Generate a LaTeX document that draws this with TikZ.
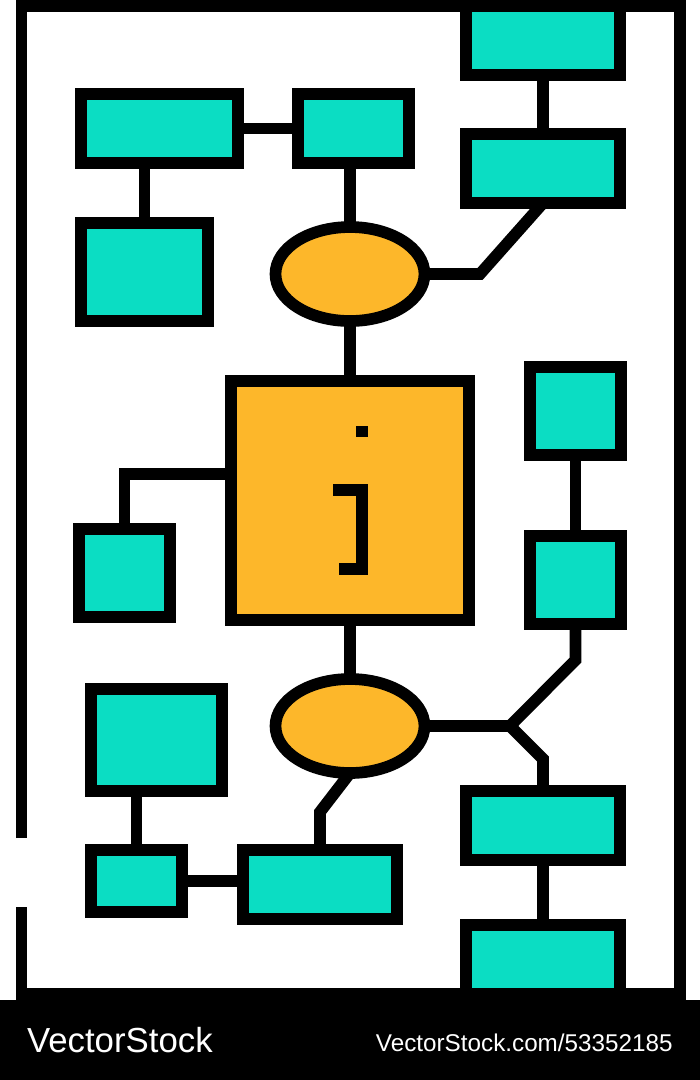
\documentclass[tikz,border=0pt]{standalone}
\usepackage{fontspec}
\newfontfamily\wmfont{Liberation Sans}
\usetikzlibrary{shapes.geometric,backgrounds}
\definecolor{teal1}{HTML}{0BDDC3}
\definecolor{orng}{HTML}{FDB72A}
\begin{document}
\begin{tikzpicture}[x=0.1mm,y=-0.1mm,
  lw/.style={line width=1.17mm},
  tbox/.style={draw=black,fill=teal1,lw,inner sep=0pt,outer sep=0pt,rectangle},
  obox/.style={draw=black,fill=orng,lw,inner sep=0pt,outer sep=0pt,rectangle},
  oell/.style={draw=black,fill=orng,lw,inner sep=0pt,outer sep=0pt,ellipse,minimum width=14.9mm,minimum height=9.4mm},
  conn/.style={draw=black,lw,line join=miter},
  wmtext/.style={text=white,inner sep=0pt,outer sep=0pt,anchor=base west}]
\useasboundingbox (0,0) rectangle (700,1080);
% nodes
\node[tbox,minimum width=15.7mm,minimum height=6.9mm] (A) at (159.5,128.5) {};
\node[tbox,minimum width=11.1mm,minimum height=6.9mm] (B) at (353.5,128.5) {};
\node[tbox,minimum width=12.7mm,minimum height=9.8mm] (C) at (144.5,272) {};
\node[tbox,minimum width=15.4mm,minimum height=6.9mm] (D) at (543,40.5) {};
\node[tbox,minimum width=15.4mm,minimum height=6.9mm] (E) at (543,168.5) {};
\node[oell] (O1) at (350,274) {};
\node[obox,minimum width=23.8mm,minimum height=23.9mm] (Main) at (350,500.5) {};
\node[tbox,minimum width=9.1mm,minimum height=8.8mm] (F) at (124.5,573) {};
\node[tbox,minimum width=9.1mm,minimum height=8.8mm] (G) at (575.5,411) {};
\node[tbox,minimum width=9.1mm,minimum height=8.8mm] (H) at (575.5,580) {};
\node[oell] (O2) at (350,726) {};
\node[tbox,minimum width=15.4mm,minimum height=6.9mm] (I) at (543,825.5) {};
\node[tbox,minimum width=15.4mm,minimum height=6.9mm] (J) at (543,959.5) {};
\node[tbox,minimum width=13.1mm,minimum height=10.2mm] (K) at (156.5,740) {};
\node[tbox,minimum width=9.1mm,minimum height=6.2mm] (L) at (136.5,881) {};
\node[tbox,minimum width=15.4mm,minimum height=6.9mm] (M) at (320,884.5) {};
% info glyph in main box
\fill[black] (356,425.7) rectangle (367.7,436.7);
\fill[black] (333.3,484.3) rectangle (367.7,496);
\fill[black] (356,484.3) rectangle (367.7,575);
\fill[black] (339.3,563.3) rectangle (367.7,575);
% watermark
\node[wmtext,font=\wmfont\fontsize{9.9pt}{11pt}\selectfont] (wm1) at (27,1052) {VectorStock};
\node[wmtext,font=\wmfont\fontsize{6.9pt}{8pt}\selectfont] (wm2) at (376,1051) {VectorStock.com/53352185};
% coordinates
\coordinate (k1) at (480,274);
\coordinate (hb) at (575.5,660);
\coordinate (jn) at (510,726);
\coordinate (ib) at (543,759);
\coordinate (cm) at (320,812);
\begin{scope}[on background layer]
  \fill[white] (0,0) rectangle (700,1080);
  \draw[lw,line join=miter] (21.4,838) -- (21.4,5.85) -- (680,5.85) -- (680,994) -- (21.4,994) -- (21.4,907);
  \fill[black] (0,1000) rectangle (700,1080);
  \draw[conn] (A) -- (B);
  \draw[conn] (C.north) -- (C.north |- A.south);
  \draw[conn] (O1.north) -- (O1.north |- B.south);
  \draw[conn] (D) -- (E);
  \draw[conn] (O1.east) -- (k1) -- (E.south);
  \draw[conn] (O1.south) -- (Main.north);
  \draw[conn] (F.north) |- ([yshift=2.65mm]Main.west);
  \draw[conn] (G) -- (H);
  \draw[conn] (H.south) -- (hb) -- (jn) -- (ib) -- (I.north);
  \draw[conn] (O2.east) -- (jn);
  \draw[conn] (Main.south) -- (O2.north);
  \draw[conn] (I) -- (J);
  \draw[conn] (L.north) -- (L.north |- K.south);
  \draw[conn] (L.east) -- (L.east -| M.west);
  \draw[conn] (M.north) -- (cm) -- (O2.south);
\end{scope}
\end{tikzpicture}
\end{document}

==

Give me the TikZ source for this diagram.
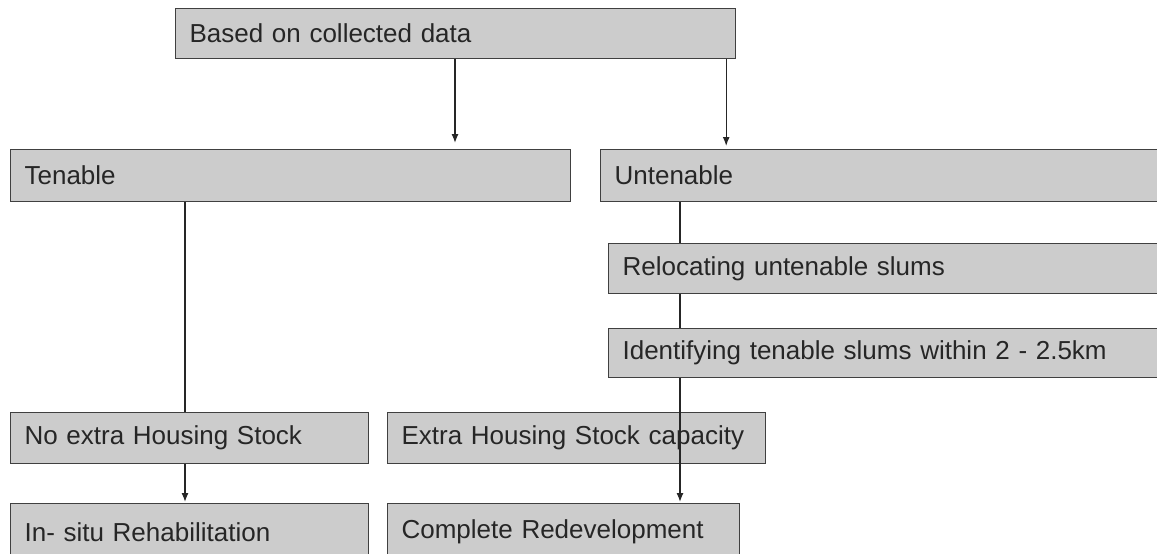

§ **WHAT IS BEING ASKED**: Where does the word "this" appear in the listing? List each line that holds it.

§ **EXPECTED OUTPUT**:
Generate a LaTeX document that draws this with TikZ.
Give me the TikZ source for this diagram.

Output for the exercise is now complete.